# RAW DATA:
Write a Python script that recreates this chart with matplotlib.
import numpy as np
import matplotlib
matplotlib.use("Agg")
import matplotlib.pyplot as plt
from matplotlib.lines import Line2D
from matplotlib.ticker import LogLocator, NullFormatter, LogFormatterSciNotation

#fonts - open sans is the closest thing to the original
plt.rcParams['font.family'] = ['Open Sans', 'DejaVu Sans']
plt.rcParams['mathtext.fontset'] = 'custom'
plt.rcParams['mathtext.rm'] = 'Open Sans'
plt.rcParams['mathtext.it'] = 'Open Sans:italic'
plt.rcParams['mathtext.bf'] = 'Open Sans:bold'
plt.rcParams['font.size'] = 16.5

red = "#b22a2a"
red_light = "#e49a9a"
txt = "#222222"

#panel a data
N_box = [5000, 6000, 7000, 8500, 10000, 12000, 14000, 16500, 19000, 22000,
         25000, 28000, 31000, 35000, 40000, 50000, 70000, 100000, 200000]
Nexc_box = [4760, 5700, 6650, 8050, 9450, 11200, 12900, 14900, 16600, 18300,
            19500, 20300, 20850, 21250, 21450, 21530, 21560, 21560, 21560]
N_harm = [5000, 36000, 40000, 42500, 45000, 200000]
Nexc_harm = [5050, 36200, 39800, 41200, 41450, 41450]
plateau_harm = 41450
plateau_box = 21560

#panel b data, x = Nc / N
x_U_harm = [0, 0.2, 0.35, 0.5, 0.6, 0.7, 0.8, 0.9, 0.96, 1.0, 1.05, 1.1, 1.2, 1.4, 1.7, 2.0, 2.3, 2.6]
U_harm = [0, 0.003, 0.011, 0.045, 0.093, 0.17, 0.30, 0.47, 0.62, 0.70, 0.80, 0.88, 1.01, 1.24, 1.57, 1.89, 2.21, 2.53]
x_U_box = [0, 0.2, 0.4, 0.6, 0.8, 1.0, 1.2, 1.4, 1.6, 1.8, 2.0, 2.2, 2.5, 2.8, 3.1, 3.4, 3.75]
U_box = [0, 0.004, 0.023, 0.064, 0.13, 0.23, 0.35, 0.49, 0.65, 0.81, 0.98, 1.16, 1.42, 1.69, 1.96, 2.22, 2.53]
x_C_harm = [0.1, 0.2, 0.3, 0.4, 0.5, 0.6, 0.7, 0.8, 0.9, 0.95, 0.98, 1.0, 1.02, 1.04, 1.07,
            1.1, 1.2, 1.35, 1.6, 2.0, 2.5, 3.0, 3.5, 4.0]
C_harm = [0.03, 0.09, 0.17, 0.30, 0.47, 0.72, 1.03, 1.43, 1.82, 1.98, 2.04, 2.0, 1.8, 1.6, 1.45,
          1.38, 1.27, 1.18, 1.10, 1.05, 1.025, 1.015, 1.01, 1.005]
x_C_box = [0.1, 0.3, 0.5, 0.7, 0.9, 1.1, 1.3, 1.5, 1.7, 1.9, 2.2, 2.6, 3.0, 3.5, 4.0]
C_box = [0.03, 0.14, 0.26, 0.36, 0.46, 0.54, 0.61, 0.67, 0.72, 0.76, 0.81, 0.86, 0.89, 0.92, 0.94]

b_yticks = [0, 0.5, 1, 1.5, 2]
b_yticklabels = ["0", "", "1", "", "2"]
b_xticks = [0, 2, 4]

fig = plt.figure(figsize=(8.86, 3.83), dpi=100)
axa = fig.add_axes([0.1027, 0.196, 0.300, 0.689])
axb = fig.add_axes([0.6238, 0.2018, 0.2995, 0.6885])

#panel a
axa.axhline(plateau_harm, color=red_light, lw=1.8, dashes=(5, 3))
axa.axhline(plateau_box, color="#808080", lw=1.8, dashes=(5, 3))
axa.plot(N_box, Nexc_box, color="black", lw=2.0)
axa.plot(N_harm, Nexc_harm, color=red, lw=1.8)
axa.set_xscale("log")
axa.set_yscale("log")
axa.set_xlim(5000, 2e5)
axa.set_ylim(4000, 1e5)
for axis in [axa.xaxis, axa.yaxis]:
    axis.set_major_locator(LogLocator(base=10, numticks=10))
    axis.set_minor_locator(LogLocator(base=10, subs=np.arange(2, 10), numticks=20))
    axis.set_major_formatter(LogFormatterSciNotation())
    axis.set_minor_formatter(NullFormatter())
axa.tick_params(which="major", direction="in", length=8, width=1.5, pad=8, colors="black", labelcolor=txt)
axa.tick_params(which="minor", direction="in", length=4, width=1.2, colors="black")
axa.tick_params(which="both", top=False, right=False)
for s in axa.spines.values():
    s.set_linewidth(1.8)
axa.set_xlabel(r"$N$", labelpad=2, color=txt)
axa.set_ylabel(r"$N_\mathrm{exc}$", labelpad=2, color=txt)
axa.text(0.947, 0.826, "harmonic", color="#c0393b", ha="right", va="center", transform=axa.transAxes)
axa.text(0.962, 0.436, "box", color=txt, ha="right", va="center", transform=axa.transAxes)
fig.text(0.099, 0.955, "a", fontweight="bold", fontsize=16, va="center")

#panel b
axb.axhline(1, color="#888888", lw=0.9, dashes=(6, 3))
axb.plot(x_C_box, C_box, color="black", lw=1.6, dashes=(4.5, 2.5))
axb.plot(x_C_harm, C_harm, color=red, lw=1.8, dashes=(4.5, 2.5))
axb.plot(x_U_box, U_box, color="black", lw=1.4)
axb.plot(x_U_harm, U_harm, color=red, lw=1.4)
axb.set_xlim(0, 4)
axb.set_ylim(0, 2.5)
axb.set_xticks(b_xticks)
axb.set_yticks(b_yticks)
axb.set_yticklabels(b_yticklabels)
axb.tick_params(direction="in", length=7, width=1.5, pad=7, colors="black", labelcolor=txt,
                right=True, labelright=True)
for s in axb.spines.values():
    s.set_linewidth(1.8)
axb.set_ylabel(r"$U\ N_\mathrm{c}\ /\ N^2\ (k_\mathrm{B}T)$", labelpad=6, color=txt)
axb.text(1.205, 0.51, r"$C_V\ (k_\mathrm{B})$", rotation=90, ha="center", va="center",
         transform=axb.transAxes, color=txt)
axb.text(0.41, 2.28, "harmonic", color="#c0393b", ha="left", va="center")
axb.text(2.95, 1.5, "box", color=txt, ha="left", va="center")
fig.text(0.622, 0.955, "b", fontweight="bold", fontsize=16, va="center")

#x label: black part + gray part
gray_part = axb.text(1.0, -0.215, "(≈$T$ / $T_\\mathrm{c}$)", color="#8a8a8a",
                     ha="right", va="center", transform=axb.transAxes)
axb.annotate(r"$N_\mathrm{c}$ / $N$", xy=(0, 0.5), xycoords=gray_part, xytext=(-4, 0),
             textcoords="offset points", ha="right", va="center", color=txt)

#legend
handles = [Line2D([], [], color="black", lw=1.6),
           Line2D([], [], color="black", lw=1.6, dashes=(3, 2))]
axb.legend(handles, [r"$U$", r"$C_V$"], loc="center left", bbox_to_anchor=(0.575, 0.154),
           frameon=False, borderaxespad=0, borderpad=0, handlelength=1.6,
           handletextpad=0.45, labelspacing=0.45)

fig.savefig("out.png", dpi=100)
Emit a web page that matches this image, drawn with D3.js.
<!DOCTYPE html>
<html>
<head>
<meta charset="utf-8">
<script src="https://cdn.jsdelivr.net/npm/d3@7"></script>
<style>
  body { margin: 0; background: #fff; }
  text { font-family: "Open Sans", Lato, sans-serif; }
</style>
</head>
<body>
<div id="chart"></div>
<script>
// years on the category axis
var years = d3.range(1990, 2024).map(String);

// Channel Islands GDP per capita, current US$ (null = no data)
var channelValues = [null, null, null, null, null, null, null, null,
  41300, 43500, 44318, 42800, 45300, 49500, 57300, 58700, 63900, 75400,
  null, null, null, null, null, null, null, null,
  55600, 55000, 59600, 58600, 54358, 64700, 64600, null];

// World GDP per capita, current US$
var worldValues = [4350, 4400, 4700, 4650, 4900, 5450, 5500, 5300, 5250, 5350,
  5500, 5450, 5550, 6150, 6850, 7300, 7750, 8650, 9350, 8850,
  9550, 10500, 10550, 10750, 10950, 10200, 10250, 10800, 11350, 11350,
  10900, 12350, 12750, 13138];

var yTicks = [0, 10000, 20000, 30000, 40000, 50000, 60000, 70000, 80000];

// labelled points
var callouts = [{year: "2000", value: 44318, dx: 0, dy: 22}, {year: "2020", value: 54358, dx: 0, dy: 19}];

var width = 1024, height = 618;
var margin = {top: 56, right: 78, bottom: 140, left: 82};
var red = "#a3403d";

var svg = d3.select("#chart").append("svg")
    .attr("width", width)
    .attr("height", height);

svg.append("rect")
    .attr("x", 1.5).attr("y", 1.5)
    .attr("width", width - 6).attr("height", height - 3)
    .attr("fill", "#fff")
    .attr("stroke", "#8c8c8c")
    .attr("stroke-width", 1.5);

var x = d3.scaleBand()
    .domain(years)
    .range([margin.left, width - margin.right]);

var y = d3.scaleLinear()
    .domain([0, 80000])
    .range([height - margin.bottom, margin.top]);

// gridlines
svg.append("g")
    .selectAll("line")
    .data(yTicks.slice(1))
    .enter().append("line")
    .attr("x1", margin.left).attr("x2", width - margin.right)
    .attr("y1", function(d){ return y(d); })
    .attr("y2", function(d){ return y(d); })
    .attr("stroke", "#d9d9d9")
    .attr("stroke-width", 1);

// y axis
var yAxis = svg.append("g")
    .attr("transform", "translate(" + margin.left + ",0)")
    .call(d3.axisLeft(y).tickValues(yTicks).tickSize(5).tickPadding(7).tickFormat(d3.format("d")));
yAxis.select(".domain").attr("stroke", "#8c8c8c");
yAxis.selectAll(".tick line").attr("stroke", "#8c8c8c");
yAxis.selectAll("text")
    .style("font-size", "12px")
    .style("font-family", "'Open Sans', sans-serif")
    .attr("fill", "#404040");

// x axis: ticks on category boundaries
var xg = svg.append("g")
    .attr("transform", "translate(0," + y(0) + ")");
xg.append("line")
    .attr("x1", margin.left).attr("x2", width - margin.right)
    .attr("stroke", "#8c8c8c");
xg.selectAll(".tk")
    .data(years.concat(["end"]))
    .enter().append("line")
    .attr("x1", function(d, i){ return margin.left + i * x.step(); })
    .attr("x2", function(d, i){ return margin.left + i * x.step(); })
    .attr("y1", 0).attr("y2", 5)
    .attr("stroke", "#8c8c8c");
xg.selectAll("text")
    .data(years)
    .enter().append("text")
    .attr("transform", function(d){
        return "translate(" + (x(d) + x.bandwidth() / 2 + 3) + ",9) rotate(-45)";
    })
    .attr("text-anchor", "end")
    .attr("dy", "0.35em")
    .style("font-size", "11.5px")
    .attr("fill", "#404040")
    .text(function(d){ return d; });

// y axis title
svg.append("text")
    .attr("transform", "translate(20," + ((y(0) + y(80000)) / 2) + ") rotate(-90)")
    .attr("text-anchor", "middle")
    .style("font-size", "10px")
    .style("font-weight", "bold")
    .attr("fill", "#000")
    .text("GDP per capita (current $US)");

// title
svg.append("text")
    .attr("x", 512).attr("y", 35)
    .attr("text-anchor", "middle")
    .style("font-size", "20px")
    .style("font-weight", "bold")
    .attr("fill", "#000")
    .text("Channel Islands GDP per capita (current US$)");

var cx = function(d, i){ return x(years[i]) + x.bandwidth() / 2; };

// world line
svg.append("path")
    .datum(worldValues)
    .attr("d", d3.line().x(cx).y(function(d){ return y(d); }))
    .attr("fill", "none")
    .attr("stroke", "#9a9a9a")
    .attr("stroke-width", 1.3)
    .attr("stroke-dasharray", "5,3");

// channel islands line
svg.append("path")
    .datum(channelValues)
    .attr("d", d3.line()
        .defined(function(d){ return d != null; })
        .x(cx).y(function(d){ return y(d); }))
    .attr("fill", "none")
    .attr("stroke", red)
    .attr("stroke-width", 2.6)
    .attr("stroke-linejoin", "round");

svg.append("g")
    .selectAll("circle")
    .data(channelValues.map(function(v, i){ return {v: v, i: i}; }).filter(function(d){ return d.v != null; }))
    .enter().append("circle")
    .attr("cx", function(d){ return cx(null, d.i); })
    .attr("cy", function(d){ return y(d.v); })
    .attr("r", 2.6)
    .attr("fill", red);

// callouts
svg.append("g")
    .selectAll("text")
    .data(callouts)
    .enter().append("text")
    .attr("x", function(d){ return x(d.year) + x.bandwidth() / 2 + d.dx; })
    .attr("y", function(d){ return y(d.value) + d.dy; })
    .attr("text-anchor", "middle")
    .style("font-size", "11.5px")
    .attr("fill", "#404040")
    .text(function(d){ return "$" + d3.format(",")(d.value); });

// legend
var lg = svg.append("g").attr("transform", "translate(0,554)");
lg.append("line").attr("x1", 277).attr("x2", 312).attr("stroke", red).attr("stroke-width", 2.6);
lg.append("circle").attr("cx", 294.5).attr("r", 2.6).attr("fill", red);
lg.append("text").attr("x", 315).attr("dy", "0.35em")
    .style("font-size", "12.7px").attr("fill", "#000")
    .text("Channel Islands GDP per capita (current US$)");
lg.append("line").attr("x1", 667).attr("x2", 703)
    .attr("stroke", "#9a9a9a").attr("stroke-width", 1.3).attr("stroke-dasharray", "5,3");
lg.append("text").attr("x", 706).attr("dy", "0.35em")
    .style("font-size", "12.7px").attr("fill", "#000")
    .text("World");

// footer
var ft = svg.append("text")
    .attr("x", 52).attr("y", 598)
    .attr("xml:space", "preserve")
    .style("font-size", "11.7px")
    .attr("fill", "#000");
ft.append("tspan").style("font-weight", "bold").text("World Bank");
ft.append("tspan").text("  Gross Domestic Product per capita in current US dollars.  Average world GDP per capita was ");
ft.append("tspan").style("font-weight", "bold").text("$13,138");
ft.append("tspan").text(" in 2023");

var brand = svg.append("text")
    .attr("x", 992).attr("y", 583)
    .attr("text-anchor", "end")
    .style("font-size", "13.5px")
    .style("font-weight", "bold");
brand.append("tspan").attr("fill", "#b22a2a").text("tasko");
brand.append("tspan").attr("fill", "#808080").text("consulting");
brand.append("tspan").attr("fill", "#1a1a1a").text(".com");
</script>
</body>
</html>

# EXERCISE AIM:
Output exactly the lines running from the line containing "Emit a web page" through the line containing "var years = d3.range(1990, 2024).map(String);", and only those lines.

# SOLUTION:
Emit a web page that matches this image, drawn with D3.js.
<!DOCTYPE html>
<html>
<head>
<meta charset="utf-8">
<script src="https://cdn.jsdelivr.net/npm/d3@7"></script>
<style>
  body { margin: 0; background: #fff; }
  text { font-family: "Open Sans", Lato, sans-serif; }
</style>
</head>
<body>
<div id="chart"></div>
<script>
// years on the category axis
var years = d3.range(1990, 2024).map(String);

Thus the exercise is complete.